* [PROBLEM STATEMENT]: From the listing, collect all lines containing the word "this".

* [TASK INPUTS]:
================

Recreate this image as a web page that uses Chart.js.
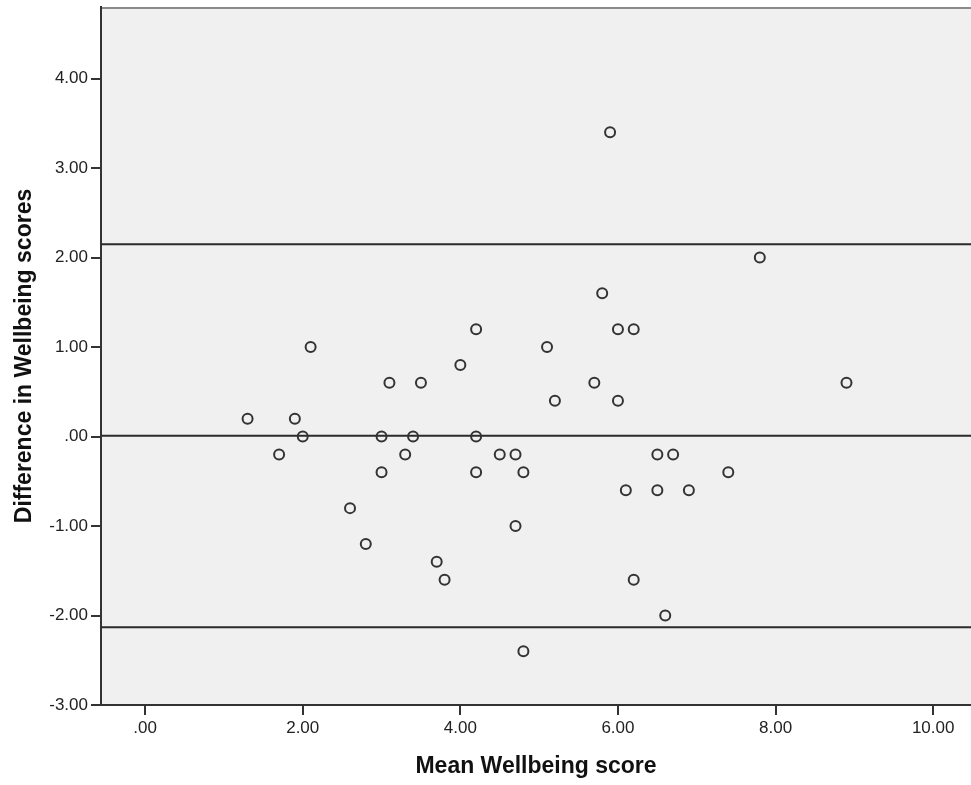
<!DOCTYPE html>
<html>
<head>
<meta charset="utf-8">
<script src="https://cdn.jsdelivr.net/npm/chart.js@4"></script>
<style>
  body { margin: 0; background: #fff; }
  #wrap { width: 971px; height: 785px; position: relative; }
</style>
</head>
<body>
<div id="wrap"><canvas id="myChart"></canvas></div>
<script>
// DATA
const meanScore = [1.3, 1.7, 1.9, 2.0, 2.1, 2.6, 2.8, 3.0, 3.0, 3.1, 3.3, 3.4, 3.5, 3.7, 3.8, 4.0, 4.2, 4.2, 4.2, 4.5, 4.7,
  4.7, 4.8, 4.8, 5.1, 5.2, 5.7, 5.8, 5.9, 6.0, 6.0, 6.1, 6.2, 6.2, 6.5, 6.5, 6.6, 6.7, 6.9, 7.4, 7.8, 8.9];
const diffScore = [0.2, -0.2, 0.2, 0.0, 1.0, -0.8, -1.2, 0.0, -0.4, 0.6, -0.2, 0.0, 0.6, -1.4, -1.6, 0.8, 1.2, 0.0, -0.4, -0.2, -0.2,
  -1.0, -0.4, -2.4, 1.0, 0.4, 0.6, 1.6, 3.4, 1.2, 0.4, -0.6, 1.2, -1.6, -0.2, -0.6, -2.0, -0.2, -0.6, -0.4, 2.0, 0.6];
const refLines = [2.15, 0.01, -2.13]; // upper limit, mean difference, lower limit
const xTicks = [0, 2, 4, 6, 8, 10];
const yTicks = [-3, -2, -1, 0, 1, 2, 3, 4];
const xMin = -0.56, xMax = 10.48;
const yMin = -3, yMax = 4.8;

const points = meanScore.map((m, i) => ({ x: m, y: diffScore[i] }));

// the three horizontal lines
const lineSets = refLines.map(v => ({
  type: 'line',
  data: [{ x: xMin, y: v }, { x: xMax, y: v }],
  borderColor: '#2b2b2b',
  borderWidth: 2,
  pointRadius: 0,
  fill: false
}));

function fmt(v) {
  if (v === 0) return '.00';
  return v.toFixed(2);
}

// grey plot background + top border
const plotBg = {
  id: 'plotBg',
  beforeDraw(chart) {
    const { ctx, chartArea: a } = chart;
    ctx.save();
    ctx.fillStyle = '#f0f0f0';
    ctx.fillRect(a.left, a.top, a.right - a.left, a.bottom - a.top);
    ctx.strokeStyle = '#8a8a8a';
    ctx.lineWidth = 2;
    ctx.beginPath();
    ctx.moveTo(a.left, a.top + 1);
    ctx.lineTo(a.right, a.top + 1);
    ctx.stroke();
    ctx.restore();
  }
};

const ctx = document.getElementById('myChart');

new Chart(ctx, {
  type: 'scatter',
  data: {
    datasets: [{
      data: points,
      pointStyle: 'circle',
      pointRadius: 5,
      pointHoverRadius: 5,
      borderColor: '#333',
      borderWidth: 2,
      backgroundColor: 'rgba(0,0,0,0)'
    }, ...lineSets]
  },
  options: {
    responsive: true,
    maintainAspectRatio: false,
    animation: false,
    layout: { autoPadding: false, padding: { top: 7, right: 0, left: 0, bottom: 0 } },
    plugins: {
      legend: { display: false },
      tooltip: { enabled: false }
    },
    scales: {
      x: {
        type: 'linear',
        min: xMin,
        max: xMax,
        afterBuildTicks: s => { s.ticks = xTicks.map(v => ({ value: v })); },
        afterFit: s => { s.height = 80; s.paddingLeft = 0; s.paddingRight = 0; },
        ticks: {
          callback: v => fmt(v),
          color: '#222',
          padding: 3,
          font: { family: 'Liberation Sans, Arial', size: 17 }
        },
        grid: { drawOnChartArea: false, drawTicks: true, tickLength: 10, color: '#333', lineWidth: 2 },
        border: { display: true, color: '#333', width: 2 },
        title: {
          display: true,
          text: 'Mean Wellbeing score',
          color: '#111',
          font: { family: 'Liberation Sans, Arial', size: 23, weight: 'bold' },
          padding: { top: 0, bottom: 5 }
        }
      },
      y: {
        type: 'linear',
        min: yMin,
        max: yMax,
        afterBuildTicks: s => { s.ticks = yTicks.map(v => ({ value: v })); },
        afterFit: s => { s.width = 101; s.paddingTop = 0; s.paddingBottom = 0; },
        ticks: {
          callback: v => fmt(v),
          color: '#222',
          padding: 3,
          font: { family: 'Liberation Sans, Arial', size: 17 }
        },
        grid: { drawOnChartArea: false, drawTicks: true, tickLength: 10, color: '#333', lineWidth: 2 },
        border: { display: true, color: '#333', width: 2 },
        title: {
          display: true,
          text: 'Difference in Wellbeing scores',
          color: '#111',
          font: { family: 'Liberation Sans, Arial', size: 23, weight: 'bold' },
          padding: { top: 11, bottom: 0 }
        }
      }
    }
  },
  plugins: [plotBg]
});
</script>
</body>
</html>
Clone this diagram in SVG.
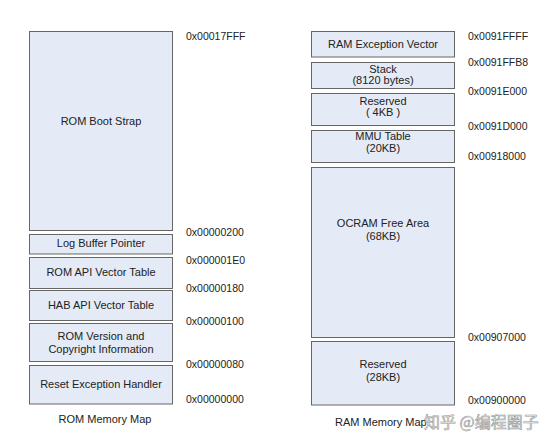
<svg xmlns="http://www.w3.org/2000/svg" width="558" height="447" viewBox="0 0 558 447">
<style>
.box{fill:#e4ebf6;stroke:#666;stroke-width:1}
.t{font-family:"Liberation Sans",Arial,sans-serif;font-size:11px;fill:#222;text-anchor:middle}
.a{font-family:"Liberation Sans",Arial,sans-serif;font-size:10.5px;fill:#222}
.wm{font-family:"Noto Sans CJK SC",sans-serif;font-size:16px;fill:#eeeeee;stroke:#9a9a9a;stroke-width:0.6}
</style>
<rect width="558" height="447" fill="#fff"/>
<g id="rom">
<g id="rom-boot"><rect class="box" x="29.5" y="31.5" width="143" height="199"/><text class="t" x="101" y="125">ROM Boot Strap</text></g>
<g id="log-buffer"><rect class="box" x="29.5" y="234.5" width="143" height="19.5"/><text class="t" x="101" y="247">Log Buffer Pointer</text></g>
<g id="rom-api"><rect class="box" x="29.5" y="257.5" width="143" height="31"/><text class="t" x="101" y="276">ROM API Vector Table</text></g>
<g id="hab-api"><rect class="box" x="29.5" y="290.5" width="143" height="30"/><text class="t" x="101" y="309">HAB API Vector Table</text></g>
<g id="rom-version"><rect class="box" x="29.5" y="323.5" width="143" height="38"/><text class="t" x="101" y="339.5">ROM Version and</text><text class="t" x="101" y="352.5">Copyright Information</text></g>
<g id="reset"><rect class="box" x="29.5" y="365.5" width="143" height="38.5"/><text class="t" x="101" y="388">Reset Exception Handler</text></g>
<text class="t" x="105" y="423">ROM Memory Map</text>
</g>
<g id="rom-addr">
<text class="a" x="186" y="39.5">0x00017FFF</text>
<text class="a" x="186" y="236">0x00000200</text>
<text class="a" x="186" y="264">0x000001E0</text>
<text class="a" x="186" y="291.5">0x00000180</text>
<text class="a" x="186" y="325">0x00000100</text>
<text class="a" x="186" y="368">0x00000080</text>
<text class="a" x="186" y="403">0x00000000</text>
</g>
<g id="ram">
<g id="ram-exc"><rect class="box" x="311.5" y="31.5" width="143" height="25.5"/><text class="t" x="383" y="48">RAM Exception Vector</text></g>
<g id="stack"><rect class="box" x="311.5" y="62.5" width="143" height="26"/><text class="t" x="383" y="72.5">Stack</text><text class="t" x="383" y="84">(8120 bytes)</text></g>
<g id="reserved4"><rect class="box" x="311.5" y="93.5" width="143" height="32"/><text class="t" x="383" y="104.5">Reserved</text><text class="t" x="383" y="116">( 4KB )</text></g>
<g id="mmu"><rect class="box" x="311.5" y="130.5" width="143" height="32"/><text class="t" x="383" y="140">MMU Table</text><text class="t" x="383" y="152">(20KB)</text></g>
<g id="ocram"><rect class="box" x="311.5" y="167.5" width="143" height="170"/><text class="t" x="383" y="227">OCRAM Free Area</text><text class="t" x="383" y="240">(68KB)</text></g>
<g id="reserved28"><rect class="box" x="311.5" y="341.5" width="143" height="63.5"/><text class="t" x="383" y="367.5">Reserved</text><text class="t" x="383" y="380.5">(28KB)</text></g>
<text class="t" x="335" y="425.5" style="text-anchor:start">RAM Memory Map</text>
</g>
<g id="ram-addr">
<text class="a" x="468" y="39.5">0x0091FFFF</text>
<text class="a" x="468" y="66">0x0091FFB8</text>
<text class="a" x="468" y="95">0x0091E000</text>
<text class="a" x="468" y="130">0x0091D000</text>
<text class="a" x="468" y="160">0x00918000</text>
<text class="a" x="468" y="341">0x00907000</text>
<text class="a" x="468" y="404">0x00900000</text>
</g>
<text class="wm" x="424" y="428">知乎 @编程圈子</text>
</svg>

================

* [THE COMPLETED TASK]:
Recreate this image as a web page that uses Chart.js.
Clone this diagram in SVG.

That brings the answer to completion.